A relation $R$ such that $R\cup R^{-1}$ is not an equivalence relation I have a homework assignment to find a Relation $R$ over $A = \{1,2,3\}$
where $R\cup {{R}^{-1}}$ is not an equivalence relation (transitive, reflexive and symmetrical).
$R$ must be Transitive and Reflexive (${{I}_{A}}\subseteq R$)
Any clue anyone? 
I just am unable to find an example
Thanks
 A: Given that you are assuming that $R$ is reflexive, the only thing that can fail for $R\cup R^{-1}$ to be an equivalence relation is transitivity: you should verify that since $I_A\subseteq R$, then $I_A\subseteq R\cup R^{-1}$; and that $R\cup R^{-1}$ is symmetric for every relation $R$. So the only possible pitfall lies in transitivity.
Now, you are assuming that $R$ itself is transitive. So, how can transitivity fail?
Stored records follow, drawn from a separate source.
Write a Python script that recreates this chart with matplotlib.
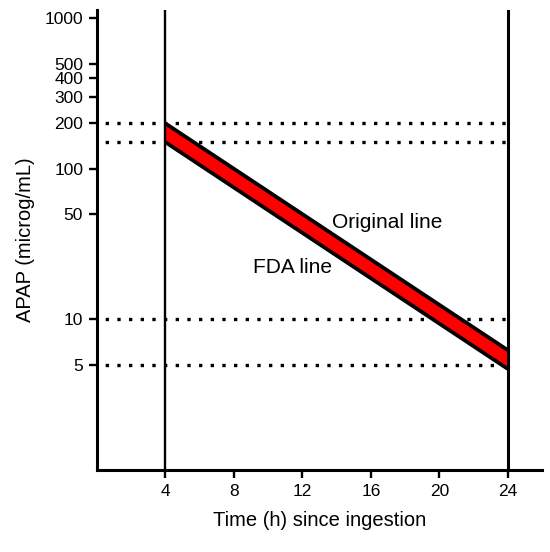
import matplotlib
matplotlib.use('Agg')
import matplotlib.pyplot as plt

plt.rcParams['font.family'] = ['Liberation Sans', 'DejaVu Sans']

# nomogram lines (h, microg/mL)
hours = [4, 24]
original_line = [200, 6.25]
fda_line = [150, 4.69]

# reference levels (dotted) and vertical time limits
ref_levels = [200, 150, 10, 5]
time_limits = [4, 24]

xticks = [4, 8, 12, 16, 20, 24]
yticks = [5, 10, 50, 100, 200, 300, 400, 500, 1000]

fig = plt.figure(figsize=(5.5, 5.52), dpi=100)
ax = fig.add_axes([0.1764, 0.1486, 0.809, 0.834])
ax.set_yscale('log')

for lev in ref_levels:
    ax.plot([0, 24], [lev, lev], color='black', lw=2.4,
            linestyle=(1.05, (1, 2.5)), zorder=2)

ax.fill_between(hours, fda_line, original_line, color='#ff0000', lw=0, zorder=3)
ax.plot(hours, original_line, color='black', lw=2.7, zorder=4, solid_capstyle='butt')
ax.plot(hours, fda_line, color='black', lw=2.7, zorder=4, solid_capstyle='butt')

ax.axvline(time_limits[0], color='black', lw=1.7, zorder=5)
ax.axvline(time_limits[1], color='black', lw=2.2, zorder=5)

ax.text(13.74, 43.9, 'Original line', fontsize=15, va='center', ha='left')
ax.text(9.13, 22.1, 'FDA line', fontsize=15, va='center', ha='left')

ax.set_xlim(0, 26)
ax.set_ylim(1, 1140)
ax.set_xticks(xticks)
ax.set_xticklabels([str(t) for t in xticks])
ax.set_yticks(yticks)
ax.set_yticklabels([str(t) for t in yticks])
ax.minorticks_off()

for s in ['top', 'right']:
    ax.spines[s].set_visible(False)
for s in ['left', 'bottom']:
    ax.spines[s].set_linewidth(2.2)
ax.tick_params(axis='both', width=1.7, length=6, labelsize=12.5, direction='out', pad=4)

ax.set_xlabel('Time (h) since ingestion', fontsize=14.5, labelpad=9)
ax.set_ylabel('APAP (microg/mL)', fontsize=14.5, labelpad=7)

fig.savefig('out.png', dpi=100)
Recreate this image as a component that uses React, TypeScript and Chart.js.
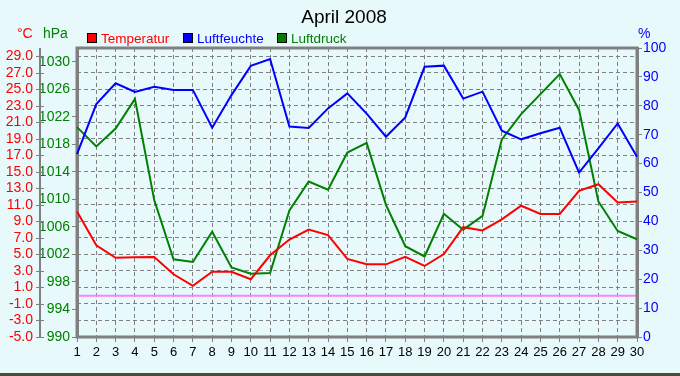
import React, { useEffect, useRef } from 'react';
import { Chart, registerables } from 'chart.js';

Chart.register(...registerables);

const days = ['1','2','3','4','5','6','7','8','9','10','11','12','13','14','15','16','17','18','19','20','21','22','23','24','25','26','27','28','29','30'];
const temperatur = [10.2, 6.1, 4.6, 4.65, 4.7, 2.6, 1.2, 2.9, 2.9, 2.0, 4.9, 6.8, 8.0, 7.35, 4.45, 3.8, 3.8, 4.7, 3.6, 5.05, 8.3, 7.9, 9.25, 10.9, 9.9, 9.9, 12.7, 13.5, 11.3, 11.4];
const luftfeuchte = [63.3, 80.6, 87.8, 84.8, 86.6, 85.5, 85.5, 72.4, 83.7, 93.8, 96.2, 72.8, 72.3, 79.1, 84.3, 77.3, 69.3, 76.0, 93.5, 93.9, 82.5, 84.9, 71.4, 68.4, 70.5, 72.4, 56.9, 65.3, 73.9, 62.4];
const luftdruck = [1020.5, 1017.7, 1020.3, 1024.6, 1009.9, 1001.3, 1000.9, 1005.3, 1000.1, 999.2, 999.3, 1008.4, 1012.6, 1011.4, 1016.8, 1018.2, 1009.2, 1003.2, 1001.7, 1007.9, 1005.6, 1007.6, 1018.7, 1022.4, 1025.3, 1028.2, 1023.0, 1009.7, 1005.4, 1004.2];
const tempTicks = [-5, -3, -1, 1, 3, 5, 7, 9, 11, 13, 15, 17, 19, 21, 23, 25, 27, 29];
const pressureTicks = [990, 994, 998, 1002, 1006, 1010, 1014, 1018, 1022, 1026, 1030];
const humidityTicks = [0, 10, 20, 30, 40, 50, 60, 70, 80, 90, 100];
const freezingLevel = 0;

const titleText = 'April 2008';
const seriesNames = ['Temperatur', 'Luftfeuchte', 'Luftdruck'];
const seriesColors = ['#FF0000', '#0000FF', '#008000'];
const unitLabels = ['°C', 'hPa', '%'];

const BG = '#E8F9FC';
const GRID = '#808080';
const NARROW = "'Liberation Sans Narrow', 'Liberation Sans', sans-serif";
const SANS = "'Liberation Sans', Arial, sans-serif";

const decor = {
  id: 'decor',
  beforeDraw(chart: any) {
    const { ctx, width, height } = chart;
    ctx.save();
    ctx.fillStyle = BG;
    ctx.fillRect(0, 0, width, height);
    ctx.fillStyle = '#4b4b3c';
    ctx.fillRect(0, 373, width, height - 373);
    ctx.restore();
  },
  beforeDatasetsDraw(chart: any) {
    const { ctx, chartArea } = chart;
    const { left, right, top, bottom } = chartArea;
    ctx.save();
    const yT = chart.scales.yT;
    const y = yT.getPixelForValue(freezingLevel);
    ctx.strokeStyle = '#FF80FF';
    ctx.lineWidth = 2;
    ctx.beginPath();
    ctx.moveTo(left, y);
    ctx.lineTo(right, y);
    ctx.stroke();
    // solid axis line of the outer temperature axis
    ctx.strokeStyle = GRID;
    ctx.lineWidth = 2;
    ctx.beginPath();
    ctx.moveTo(yT.right - 1, top);
    ctx.lineTo(yT.right - 1, bottom + 1);
    ctx.stroke();
    ctx.lineWidth = 1;
    yT.ticks.forEach((t: any) => {
      const py = Math.round(yT.getPixelForValue(t.value)) + 0.5;
      ctx.beginPath();
      ctx.moveTo(yT.right - 5, py);
      ctx.lineTo(yT.right + 3, py);
      ctx.stroke();
    });
    ctx.lineWidth = 3;
    ctx.strokeRect(left, top, right - left, bottom - top);
    ctx.restore();
  },
  afterDraw(chart: any) {
    const { ctx } = chart;
    ctx.save();
    ctx.textBaseline = 'alphabetic';
    ctx.fillStyle = '#000000';
    ctx.font = `19px ${SANS}`;
    ctx.textAlign = 'center';
    ctx.fillText(titleText, 344, 23);

    ctx.textAlign = 'left';
    ctx.font = `13.5px ${SANS}`;
    const boxX = [87, 183, 277];
    seriesNames.forEach((name, i) => {
      ctx.fillStyle = seriesColors[i];
      ctx.fillRect(boxX[i] + 0.5, 33.5, 9, 9);
      ctx.strokeStyle = '#000000';
      ctx.lineWidth = 1;
      ctx.strokeRect(boxX[i] + 0.5, 33.5, 9, 9);
      ctx.fillStyle = seriesColors[i];
      ctx.fillText(name, boxX[i] + 14, 43);
    });

    ctx.font = `14px ${SANS}`;
    ctx.fillStyle = '#FF0000';
    ctx.fillText(unitLabels[0], 17, 38);
    ctx.fillStyle = '#008000';
    ctx.fillText(unitLabels[1], 43, 38);
    ctx.fillStyle = '#0000FF';
    ctx.fillText(unitLabels[2], 638, 38);
    ctx.restore();
  },
};

export default function App() {
  const ref = useRef<HTMLCanvasElement | null>(null);
  useEffect(() => {
    document.body.style.margin = '0';
    document.body.style.background = BG;
    const canvas = ref.current;
    if (!canvas) return;
    const chart = new Chart(canvas, {
      type: 'line',
      data: {
        labels: days,
        datasets: [
          { label: seriesNames[0], data: temperatur, borderColor: seriesColors[0], backgroundColor: seriesColors[0], yAxisID: 'yT', borderWidth: 2, pointRadius: 0, tension: 0, fill: false },
          { label: seriesNames[1], data: luftfeuchte, borderColor: seriesColors[1], backgroundColor: seriesColors[1], yAxisID: 'yH', borderWidth: 2, pointRadius: 0, tension: 0, fill: false },
          { label: seriesNames[2], data: luftdruck, borderColor: seriesColors[2], backgroundColor: seriesColors[2], yAxisID: 'yP', borderWidth: 2, pointRadius: 0, tension: 0, fill: false },
        ],
      },
      options: {
        responsive: false,
        animation: false,
        devicePixelRatio: 1,
        layout: { padding: { top: 48, left: 0, right: 0, bottom: 0 } },
        plugins: {
          legend: { display: false },
          title: { display: false },
          tooltip: { enabled: false },
        },
        scales: {
          x: {
            type: 'category',
            offset: false,
            grid: { color: GRID, lineWidth: 1, drawTicks: true, tickLength: 5, tickColor: GRID, tickBorderDash: [] },
            border: { display: false, color: GRID, width: 3, dash: [4, 3] },
            ticks: { color: '#000000', font: { family: NARROW, size: 13 }, autoSkip: false, maxRotation: 0, padding: 3 },
            afterFit(scale: any) { scale.height = 39; },
          },
          yT: {
            type: 'linear',
            position: 'left',
            weight: 2,
            min: -5,
            max: 30,
            afterBuildTicks(scale: any) { scale.ticks = tempTicks.map((v) => ({ value: v })); },
            grid: { color: GRID, lineWidth: 1, drawOnChartArea: true, drawTicks: false, tickLength: 5, tickColor: GRID, tickBorderDash: [] },
            border: { display: false, color: GRID, width: 2, dash: [4, 3] },
            ticks: { color: '#FF0000', font: { family: NARROW, size: 14 }, autoSkip: false, padding: 8, callback: (v: any) => Number(v).toFixed(1) },
            afterFit(scale: any) { scale.width = 41; },
          },
          yP: {
            type: 'linear',
            position: 'left',
            weight: 1,
            min: 990,
            max: 1032,
            afterBuildTicks(scale: any) { scale.ticks = pressureTicks.map((v) => ({ value: v })); },
            grid: { drawOnChartArea: false, drawTicks: true, tickLength: 5, tickColor: GRID, color: GRID },
            border: { display: true, color: GRID, width: 3 },
            ticks: { color: '#008000', font: { family: NARROW, size: 14 }, autoSkip: false, padding: 2, callback: (v: any) => String(v) },
            afterFit(scale: any) { scale.width = 36; },
          },
          yH: {
            type: 'linear',
            position: 'right',
            min: 0,
            max: 100,
            afterBuildTicks(scale: any) { scale.ticks = humidityTicks.map((v) => ({ value: v })); },
            grid: { drawOnChartArea: false, drawTicks: true, tickLength: 5, tickColor: GRID, color: GRID },
            border: { display: true, color: GRID, width: 3 },
            ticks: { color: '#0000FF', font: { family: NARROW, size: 14 }, autoSkip: false, padding: 1, callback: (v: any) => String(v) },
            afterFit(scale: any) { scale.width = 43; },
          },
        },
      },
      plugins: [decor],
    } as any);
    return () => chart.destroy();
  }, []);
  return (
    <div style={{ width: 680, height: 376 }}>
      <canvas ref={ref} width={680} height={376} style={{ display: 'block', width: 680, height: 376 }} />
    </div>
  );
}
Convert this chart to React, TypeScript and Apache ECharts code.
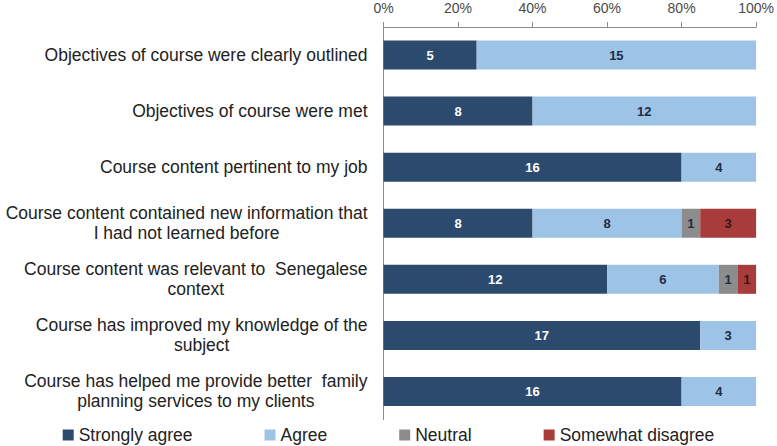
import React, { useEffect, useRef } from "react";
import * as echarts from "echarts";

const categories = [
  "Objectives of course were clearly outlined",
  "Objectives of course were met",
  "Course content pertinent to my job",
  "Course content contained new information that\nI had not learned before",
  "Course content was relevant to  Senegalese\ncontext",
  "Course has improved my knowledge of the\nsubject",
  "Course has helped me provide better  family\nplanning services to my clients",
];

const seriesNames = ["Strongly agree", "Agree", "Neutral", "Somewhat disagree"];
const stronglyAgree = [5, 8, 16, 8, 12, 17, 16];
const agree = [15, 12, 4, 8, 6, 3, 4];
const neutral = [0, 0, 0, 1, 1, 0, 0];
const somewhatDisagree = [0, 0, 0, 3, 1, 0, 0];
const xTicks = [0, 20, 40, 60, 80, 100];

const colors = ["#2C4A6E", "#9DC3E6", "#8C8C8C", "#A83C3B"];
const labelColors = ["#FFFFFF", "#1E2D42", "#1E2D42", "#3A1414"];
const FONT = "'Liberation Sans', Arial, sans-serif";

export default function App() {
  const ref = useRef<HTMLDivElement>(null);
  useEffect(() => {
    if (!ref.current) return;
    const chart = echarts.init(ref.current, null, { renderer: "svg" });
    const counts = [stronglyAgree, agree, neutral, somewhatDisagree];
    const totals = categories.map((_, i) => counts.reduce((s, arr) => s + arr[i], 0));
    chart.setOption({
      animation: false,
      backgroundColor: "#FFFFFF",
      grid: { left: 383.5, right: 18, top: 27, bottom: 26.5, containLabel: false },
      legend: {
        data: seriesNames,
        top: 425,
        left: "center",
        padding: 0,
        itemWidth: 11,
        itemHeight: 11,
        itemGap: 72,
        icon: "rect",
        textStyle: { fontFamily: FONT, fontSize: 17.5, color: "#222222", lineHeight: 20 },
      },
      xAxis: {
        type: "value",
        position: "top",
        min: xTicks[0],
        max: xTicks[xTicks.length - 1],
        interval: xTicks[1] - xTicks[0],
        axisLine: { show: true, lineStyle: { color: "#8C8C8C", width: 1 } },
        axisTick: { show: true, length: 5, lineStyle: { color: "#8C8C8C" } },
        splitLine: { show: false },
        axisLabel: {
          formatter: "{value}%",
          fontFamily: FONT,
          fontSize: 14,
          color: "#4A4A4A",
          margin: 12,
        },
      },
      yAxis: {
        type: "category",
        inverse: true,
        data: categories,
        axisLine: { show: true, lineStyle: { color: "#8C8C8C", width: 1 } },
        axisTick: { show: false },
        axisLabel: {
          margin: 16,
          formatter: (v: string) => v.split("\n").map((l) => `{c|${l}}`).join("\n"),
          rich: {
            c: {
              align: "center",
              fontFamily: FONT,
              fontSize: 17.5,
              lineHeight: 20,
              color: "#222222",
            },
          },
        },
      },
      series: counts.map((arr, si) => ({
        name: seriesNames[si],
        type: "bar",
        stack: "total",
        barWidth: 29,
        itemStyle: { color: colors[si] },
        data: arr.map((v, i) => (v / totals[i]) * 100),
        label: {
          show: true,
          position: "inside",
          fontFamily: FONT,
          fontWeight: "bold",
          fontSize: 13,
          color: labelColors[si],
          formatter: (p: any) => (arr[p.dataIndex] > 0 ? String(arr[p.dataIndex]) : ""),
        },
      })),
    });
    return () => chart.dispose();
  }, []);
  return (
    <div
      ref={ref}
      style={{ position: "fixed", left: 0, top: 0, width: 777, height: 446 }}
    />
  );
}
Say you have $(a,b),(b,c)\in R\cup R^{-1}$; if $(a,b),(b,c)\in R$, then since we are assuming $R$ is transitive, then $(a,c)\in R\subseteq R\cup R^{-1}$. If $(a,b),(b,c)\in R^{-1}$, then $(c,b),(b,a)\in R$, and again by transitivity we conclude $(c,a)\in R$, hence $(a,c)\in R^{-1}\subseteq R\cup R^{-1}$.
So what's left? What happens if $(a,b)\in R$, and $(b,c)\in R^{-1}$, but we do not have $(a,b)\in R^{-1}$ nor $(b,c)\in R$? Can you construct such an example? What will happen then?
A: One sometimes helpful way to approach questions like this, if you can't find a counterexample, is simply to try and prove the opposite: that is, prove that $R\cup R^{-1}$ is an equivalence relation. Well, it's obviously reflexive; it's also obviously symmetric, because anything in $R$ will have its inverse in $R^{-1}$. So transitivity must be where it breaks down.
Suppose there are two relations a~b and b~c in $R\cup R^{-1}$ whose product a~c is not in $R\cup R^{-1}$. (You might also write these relations (a,b), etc.) It's easy to see that a, b and c must all be distinct elements, so in fact, we might as well choose 1~2, 2~3 and 1~3: we want the first two to be in $R\cup R^{-1}$, but not the third.
As $R$ is transitive, we can't have both 1~2 and 2~3 in $R$. Likewise they can't both be in $R^{-1}$ (otherwise, flip them over to $R$ and use transitivity there). So one of them must be in $R$ and one in $R^{-1}$. Taking $R$ and $R^{-1}$ to be minimal relations containing 1~2 and 2~3 respectively works as a counterexample.